Oscar and his older brother, Ed, had started making furniture in their garage as boys, and from that they built a small but thriving church-furniture operation. One night after Sarah and I had made our announcement to our parents,
Oscar and I had our first discussion about my plans for the future. As one might expect, it was a short discussion. I told him I had a Sunday-morning paper route delivering the
Nashville Tennessean
to rural mailboxes by car, and that I had thought about being an athletics coach. We agreed that I would work at the factory after school, stacking lumber and sanding furniture. And Sarah and I would live with the Lindseys while I finished my senior year in high school.

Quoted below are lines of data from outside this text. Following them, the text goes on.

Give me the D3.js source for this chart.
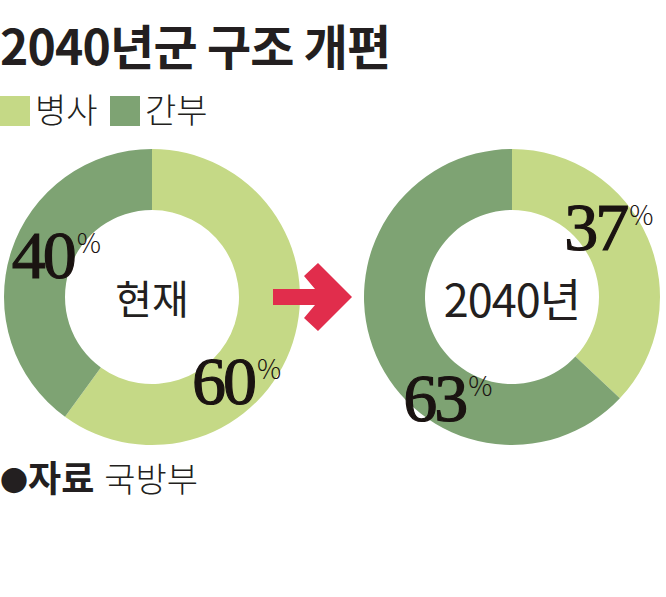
<!DOCTYPE html>
<html><head><meta charset="utf-8">
<script src="https://cdn.jsdelivr.net/npm/d3@7"></script>
<style>html,body{margin:0;padding:0;background:#fff;}svg{display:block;}</style>
</head><body>
<script>
const categories = ["병사", "간부"];
const panels = ["현재", "2040년"];
const valuesNow = [60, 40];
const values2040 = [37, 63];
const title = "2040년군 구조 개편";
const sourceLabel = "자료";
const sourceName = "국방부";

const W = 666, H = 597;
const colors = ["#c5d986", "#7ea373"];
const font = "'Noto Sans CJK KR', 'Noto Sans', sans-serif";
const numFont = "'Liberation Serif', 'DejaVu Serif', serif";

const svg = d3.select("body").append("svg").attr("width", W).attr("height", H);

// Title
svg.append("text").attr("x", 0).attr("y", 65)
  .attr("font-family", font).attr("font-weight", 700).attr("font-size", 48)
  .attr("letter-spacing", -0.8).attr("fill", "#231f20").text(title);

// Legend
const legX = [0, 110];
categories.forEach((c, i) => {
  svg.append("rect").attr("x", legX[i]).attr("y", 96).attr("width", 30).attr("height", 30).attr("fill", colors[i]);
  svg.append("text").attr("x", legX[i] + 35).attr("y", 123)
    .attr("font-family", font).attr("font-weight", 300).attr("font-size", 34)
    .attr("fill", "#231f20").text(c);
});

// Donuts
const pie = d3.pie().sort(null).value(d => d);
const arc = d3.arc().innerRadius(87).outerRadius(148);
const centers = [[152, 297], [512, 297]];
const datasets = [valuesNow, values2040];
// label angle (fraction along each slice) - layout only
const labelFrac = [[0.63, 0.53], [0.41, 0.35]];
const labelR = [[120, 105], [117, 122]];

datasets.forEach((vals, p) => {
  const g = svg.append("g").attr("transform", `translate(${centers[p][0]},${centers[p][1]})`);
  const arcs = pie(vals);
  g.selectAll("path").data(arcs).join("path")
    .attr("d", arc).attr("fill", (d, i) => colors[i]);
  g.append("text").attr("x", 0).attr("y", 0).attr("text-anchor", "middle")
    .attr("dominant-baseline", "central")
    .attr("font-family", font).attr("font-weight", 400).attr("font-size", p === 0 ? 40 : 45)
    .attr("letter-spacing", p === 0 ? 0 : -1)
    .attr("fill", "#231f20").text(panels[p]);
  arcs.forEach((a, i) => {
    const ang = a.startAngle + labelFrac[p][i] * (a.endAngle - a.startAngle);
    const r = labelR[p][i];
    const x = r * Math.sin(ang), y = -r * Math.cos(ang);
    const t = g.append("text").attr("x", x).attr("y", y + 21).attr("text-anchor", "middle")
      .attr("font-family", numFont).attr("font-size", 68).attr("letter-spacing", -3)
      .attr("fill", "#1a1311");
    t.append("tspan").attr("stroke", "#1a1311").attr("stroke-width", 1.2).text(vals[i]);
    t.append("tspan").attr("font-family", font).attr("font-weight", 300).attr("font-size", 27).attr("dy", -25).attr("dx", 3).text("%");
  });
});

// Arrow
const arrow = d3.path();
arrow.moveTo(273, 289); arrow.lineTo(315, 289); arrow.lineTo(304, 276); arrow.lineTo(318, 263);
arrow.lineTo(352, 297); arrow.lineTo(318, 331); arrow.lineTo(304, 318); arrow.lineTo(315, 305);
arrow.lineTo(273, 305); arrow.closePath();
svg.append("path").attr("d", arrow.toString()).attr("fill", "#e12d4c");

// Source
const s = svg.append("text").attr("x", 0).attr("y", 492)
  .attr("font-family", font).attr("font-size", 34).attr("fill", "#231f20");
s.append("tspan").text("●").attr("font-size", 28);
s.append("tspan").attr("font-weight", 700).attr("font-size", 36).text(sourceLabel);
s.append("tspan").attr("font-weight", 300).attr("dx", 10).text(sourceName);
</script>
</body></html>
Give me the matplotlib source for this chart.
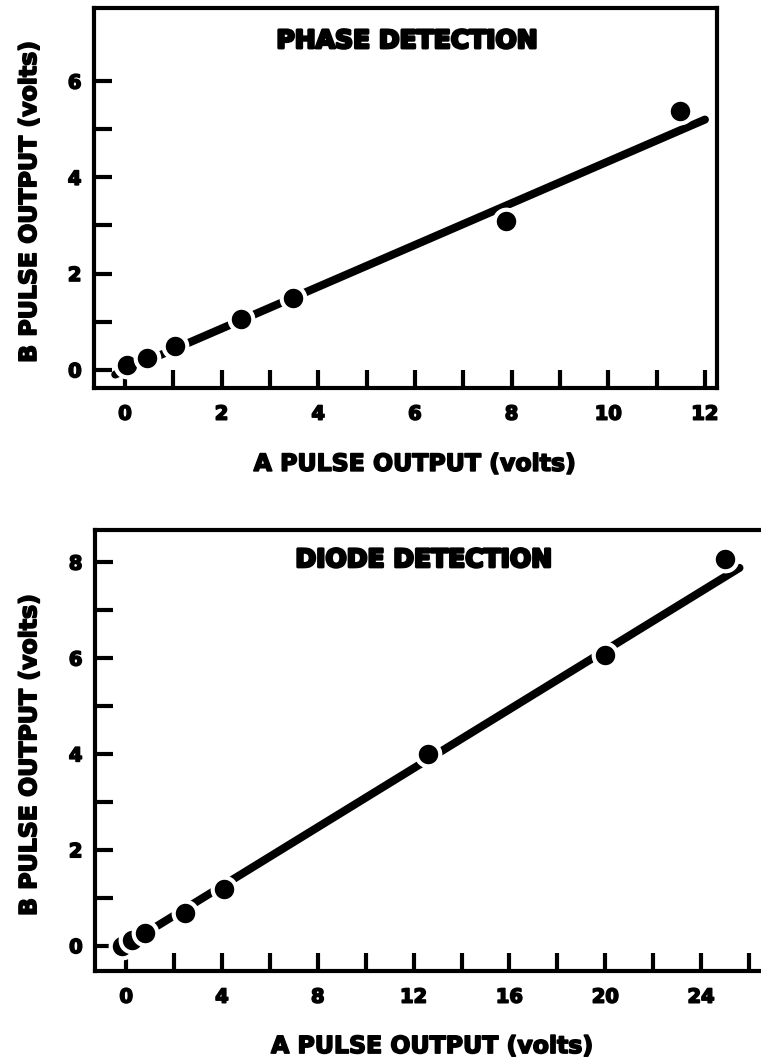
import numpy as np
import matplotlib
matplotlib.use("Agg")
import matplotlib.pyplot as plt
import matplotlib.patheffects as pe

plt.rcParams['font.family'] = ['DejaVu Sans']
plt.rcParams['font.weight'] = 'bold'

# phase detection measurements (volts)
phase_a = [0.04, 0.46, 1.04, 2.41, 3.47, 7.89, 11.49]
phase_b = [0.10, 0.24, 0.49, 1.05, 1.49, 3.09, 5.37]
phase_fit_a = [-0.2, 12.0]
phase_fit_b = [-0.10, 5.20]

# diode detection measurements (volts)
diode_a = [-0.16, 0.24, 0.79, 2.44, 4.10, 12.6, 20.0, 25.0]
diode_b = [0.0, 0.11, 0.26, 0.67, 1.19, 3.99, 6.06, 8.07]
diode_fit_a = [-0.2, 25.6]
diode_fit_b = [-0.05, 7.88]

phase_xticks = [0, 2, 4, 6, 8, 10, 12]
phase_yticks = [0, 2, 4, 6]
diode_xticks = [0, 4, 8, 12, 16, 20, 24]
diode_yticks = [0, 2, 4, 6, 8]

heavy = [pe.withStroke(linewidth=1.2, foreground='black')]

W, H = 761, 1061
fig = plt.figure(figsize=(W / 100, H / 100), dpi=100)

ax1 = fig.add_axes([94 / W, 1 - 388 / H, (717 - 94) / W, (388 - 8) / H])
ax2 = fig.add_axes([95 / W, 1 - 971 / H, (W - 95) / W + 0.02, (971 - 530) / H])


def style(ax, xlim, ylim, xmajor, ymajor, xminor, yminor):
    ax.set_xlim(*xlim)
    ax.set_ylim(*ylim)
    ax.set_xticks(xmajor)
    ax.set_yticks(ymajor)
    ax.set_xticks(xminor, minor=True)
    ax.set_yticks(yminor, minor=True)
    for s in ax.spines.values():
        s.set_linewidth(3)
    ax.tick_params(which='both', direction='in', length=13, width=3,
                   labelsize=14)
    ax.tick_params(axis='x', which='major', pad=12)
    ax.tick_params(axis='y', which='major', pad=9)
    for lab in ax.get_xticklabels() + ax.get_yticklabels():
        lab.set_fontweight('bold')
        lab.set_path_effects(heavy)
    ax.set_xlabel('A PULSE OUTPUT (volts)', fontsize=17, fontweight='bold',
                  path_effects=heavy)
    ax.set_ylabel('B PULSE OUTPUT (volts)', fontsize=17, fontweight='bold',
                  path_effects=heavy)


def draw(ax, fx, fy, xs, ys):
    ax.plot(fx, fy, color='black', lw=5.8, solid_capstyle='round', zorder=2)
    for x, y in zip(xs, ys):
        ax.plot([x], [y], 'o', color='black', ms=17, mec='white', mew=3,
                zorder=3, clip_on=False)


draw(ax1, phase_fit_a, phase_fit_b, phase_a, phase_b)
style(ax1, (-0.64, 12.25), (-0.38, 7.52), phase_xticks, phase_yticks,
      np.arange(0, 13, 1), np.arange(0, 7, 1))
ax1.text(0.502, 0.913, 'PHASE DETECTION', transform=ax1.transAxes,
         ha='center', va='center', fontsize=18, fontweight='bold',
         path_effects=[pe.withStroke(linewidth=2, foreground='black')])
ax1.xaxis.set_label_coords(0.515, -0.168)
ax1.yaxis.set_label_coords(-0.085, 0.49)

draw(ax2, diode_fit_a, diode_fit_b, diode_a, diode_b)
style(ax2, (-1.3, 26.5 + 0.02 * W / 24), (-0.53, 8.67), diode_xticks,
      diode_yticks, np.arange(0, 28, 2), np.arange(0, 9, 1))
ax2.spines['right'].set_visible(False)
ax2.text(0.482, 0.932, 'DIODE DETECTION', transform=ax2.transAxes,
         ha='center', va='center', fontsize=18, fontweight='bold',
         path_effects=[pe.withStroke(linewidth=2, foreground='black')])
ax2.xaxis.set_label_coords(0.495, -0.143)
ax2.yaxis.set_label_coords(-0.079, 0.49)

fig.savefig('out.png', dpi=100)
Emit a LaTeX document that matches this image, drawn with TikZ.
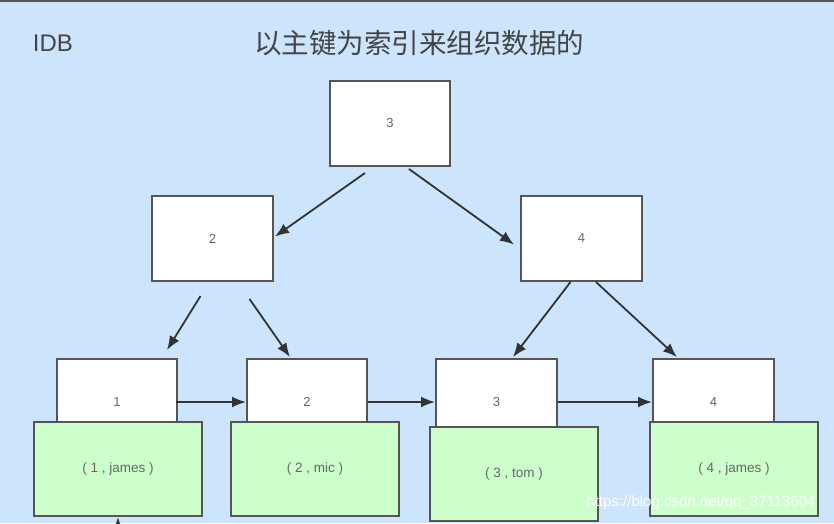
\documentclass[tikz,border=0pt]{standalone}
\usepackage{fontspec}
\setmainfont{Liberation Sans}
\newfontfamily\cjk{Noto Sans CJK SC}
\usetikzlibrary{arrows.meta,calc}
\definecolor{bg}{HTML}{CCE5FD}
\definecolor{boxline}{HTML}{555555}
\definecolor{leafgreen}{HTML}{CCFFCC}
\definecolor{txt}{HTML}{666666}
\definecolor{titletxt}{HTML}{444444}
\definecolor{arrowc}{HTML}{333333}
\begin{document}
\begin{tikzpicture}[x=1pt,y=-1pt,
  keybox/.style={draw=boxline,line width=2pt,fill=white,inner sep=0pt,text=txt,font=\fontsize{13}{13}\selectfont},
  databox/.style={draw=boxline,line width=2pt,fill=leafgreen,inner sep=0pt,text=txt,font=\fontsize{13.5}{13.5}\selectfont,minimum width=168pt,minimum height=94pt},
  arr/.style={draw=arrowc,line width=1.8pt,-{Latex[length=14pt,width=11pt]}},
  lbl/.style={text=titletxt,inner sep=0pt}]
\fill[bg] (0,0) rectangle (834,523);
\useasboundingbox (0,0) rectangle (834,523);
\fill[boxline] (0,0) rectangle (834,2);

\node[lbl,font=\fontsize{24}{24}\selectfont] (idb) at (53,43) {IDB};
\node[lbl,font=\cjk\fontsize{27.5}{27.5}\selectfont] (title) at (419,43) {以主键为索引来组织数据的};

% internal nodes
\node[keybox,minimum width=120pt,minimum height=85pt] (root) at (390,123.5) {3};
\node[keybox,minimum width=121pt,minimum height=85pt] (b2) at (212.5,238.5) {2};
\node[keybox,minimum width=121pt,minimum height=85pt] (b4) at (581.5,238.5) {4};

% leaf keys
\node[keybox,minimum width=120pt,minimum height=86pt] (k1) at (117,402) {1};
\node[keybox,minimum width=120pt,minimum height=86pt] (k2) at (307,402) {2};
\node[keybox,minimum width=121pt,minimum height=86pt] (k3) at (496.5,402) {3};
\node[keybox,minimum width=121pt,minimum height=86pt] (k4) at (713.5,402) {4};

% leaf data
\node[databox] (g1) at (118,469) {( 1 , james )};
\node[databox] (g2) at (315,469) {( 2 , mic )};
\node[databox] (g3) at (514,474) {( 3 , tom )};
\node[databox] (g4) at (734,469) {( 4 , james )};

% tree arrows
\draw[arr] ($(root.south)+(-25,6)$) -- ($(b2.east)+(1,-2)$);
\draw[arr] ($(root.south)+(19,2)$) -- ($(b4.west)+(-6,6)$);
\draw[arr] ($(b2.south)+(-12,14)$) -- ($(k1.north)+(50,-8)$);
\draw[arr] ($(b2.south)+(37,17)$) -- ($(k2.north)+(-17,-1)$);
\draw[arr] ($(b4.south)+(-11,0)$) -- ($(k3.north)+(16.5,-1)$);
\draw[arr] ($(b4.south)+(14.5,0)$) -- ($(k4.north)+(-36.5,-1)$);

% leaf links
\draw[arr] ($(k1.east)+(-2,0)$) -- (k2.west);
\draw[arr] (k2.east) -- (k3.west);
\draw[arr] (k3.east) -- (k4.west);

\coordinate (stub) at (118,523);
\draw[arr] (stub) -- (g1.south);

\node[text=white,inner sep=0pt,font=\fontsize{15}{15}\selectfont] (wm) at (701,503) {https://blog.csdn.net/qq\_37113604};
\end{tikzpicture}
\end{document}
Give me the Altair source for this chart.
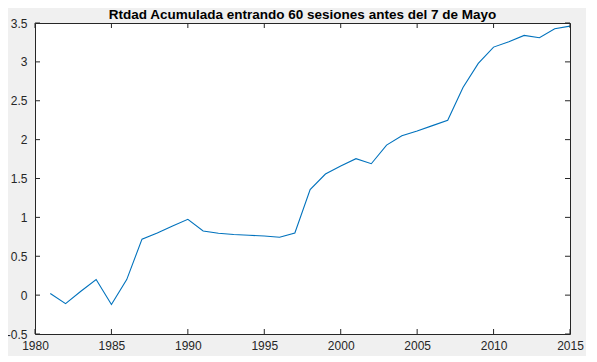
import altair as alt
import pandas as pd

years = list(range(1981, 2016))
values = [0.02, -0.11, 0.05, 0.20, -0.12, 0.20, 0.72, 0.80, 0.89, 0.975,
          0.825, 0.795, 0.78, 0.77, 0.76, 0.745, 0.80, 1.357, 1.557, 1.66,
          1.755, 1.69, 1.93, 2.05, 2.11, 2.18, 2.25, 2.67, 2.98, 3.19,
          3.26, 3.34, 3.31, 3.425, 3.46]
x_ticks = [1980, 1985, 1990, 1995, 2000, 2005, 2010, 2015]
y_ticks = [-0.5, 0, 0.5, 1, 1.5, 2, 2.5, 3, 3.5]
title = "Rtdad Acumulada entrando 60 sesiones antes del 7 de Mayo"

W, H = 535, 311
TL = 5
AX = "#262626"
FONT = "Liberation Sans"

df = pd.DataFrame({"year": years, "value": values})
xt = pd.DataFrame({"year": x_ticks})
yt = pd.DataFrame({"value": y_ticks})

xs = alt.Scale(domain=[1980, 2015], nice=False, zero=False)
ys = alt.Scale(domain=[-0.5, 3.5], nice=False, zero=False)

x_axis = alt.Axis(values=x_ticks, format="d", ticks=False, domain=False,
                  grid=False, labelPadding=6, labelFontSize=12,
                  labelColor=AX, labelFont=FONT, labelFlush=False)
y_axis = alt.Axis(values=y_ticks, labelExpr="'' + datum.value", ticks=False,
                  domain=False, grid=False, labelPadding=8, labelFontSize=12,
                  labelColor=AX, labelFont=FONT)

line = alt.Chart(df).mark_line(color="#0072BD", strokeWidth=1.1).encode(
    x=alt.X("year:Q", scale=xs, title=None, axis=x_axis),
    y=alt.Y("value:Q", scale=ys, title=None, axis=y_axis),
)

def xrule(y0, y1):
    return alt.Chart(xt).mark_rule(color=AX, strokeWidth=1).encode(
        x=alt.X("year:Q", scale=xs, title=None, axis=x_axis),
        y=alt.value(y0), y2=alt.value(y1))

def yrule(x0, x1):
    return alt.Chart(yt).mark_rule(color=AX, strokeWidth=1).encode(
        y=alt.Y("value:Q", scale=ys, title=None, axis=y_axis),
        x=alt.value(x0), x2=alt.value(x1))

chart = alt.layer(
    line,
    xrule(H, H - TL), xrule(0, TL),
    yrule(0, TL), yrule(W, W - TL),
).properties(
    width=W, height=H,
    title=alt.TitleParams(title, font=FONT, fontSize=13.5, fontWeight="bold",
                          color="#000000", anchor="middle", offset=0, dy=4),
    autosize="none",
    padding={"left": 27, "top": 15, "right": 16, "bottom": 22},
).configure(background="#f0f0f0").configure_view(
    fill="white", stroke=AX, strokeWidth=1
)

chart.save("out.html", embed_options={"renderer": "svg", "actions": False})
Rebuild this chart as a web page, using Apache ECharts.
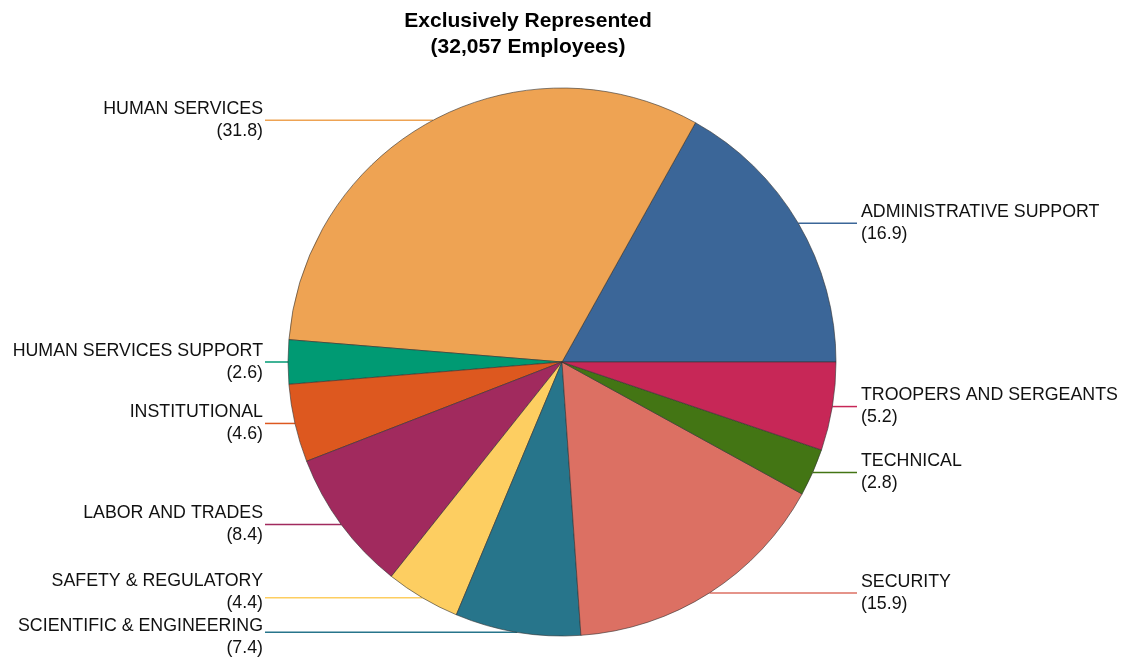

During this time and for years after, Oscar and I spent many postdinner hours watching television or reading in the same room, seldom ever exchanging a word. I am talking hours of silence. I never knew how much of it was due to his nature and how much was because of the circumstances. In larger family gatherings, when he would speak, I was able to get a read on his thinking, and what he said sometimes had more than a little impact on me. He had an insight and a way of looking at things that sometimes differed from the thinking that I was used to.

Along with being a businessman, Oscar was also a captain in the Tennessee National Guard and in charge of several men who trained at the local armory. One night over dinner, he mentioned that an incident between some of the men had taken place at the armory and that it had had some racial overtones. He paused, as if weighing his words, then he said, “You know, if I were a black man, I would be the meanest one there ever was.”

Maybe it was because he was one of few members of his
family who was not a politician. Or maybe he was not a politician because of some of the things he believed. All in all, over the years it became obvious to me that he was one of the best men I had ever known, and despite my occasional resentment, it was important to me to gain his respect. I had a lot of work to do—with him as well as the rest of the family.

Sarah’s uncle Ed was a dynamo. With only a high school education, he had become the mayor of Lawrenceburg, the Mayor of the Year in Tennessee, and the International President of the Lions Club. He and his wife, Virginia, traveled the world, and he was often mentioned for statewide office, although he never made the run. Never have I seen two brothers who were more different and more compatible than Oscar and Ed. Ed was gregarious, outgoing, and a great public speaker. During Ed’s travels Oscar ran the business, which had grown to thirty or forty employees. He was happy for Ed to have the limelight. Sarah’s uncle, A.D., was a lawyer and had been the county judge, which is the chief executive officer of the county. Her uncle Bid was an Alcohol, Tobacco, and Firearms agent and had been a star athlete. He was the most friendly of “the boys.”

The head of the Lindsey clan was Sarah’s grandfather, “Pap,” who was also a lawyer. He was tall and straight, with a full head of white hair. Town folks called him “The Judge,” although he had never actually been one. He just seemed like he should have been one. He was from the old school that
believed in shooting first and asking questions later—literally. There was a story that once he got up in the middle of the night, saw a stranger out in the backyard, and filled full of buckshot a perfectly innocent pair of long johns hanging on the clothesline. He walked to and from his office every day until he was well into his eighties. Often after supper the boys and their families would convene at Pap’s house and pass judgment on the politicians and settle the world’s problems. Pap was one of the relatively few Republicans in town. Ed, A.D., and Oscar had joined the Democrats in order to not foreclose political opportunities in the heavily Democratic county.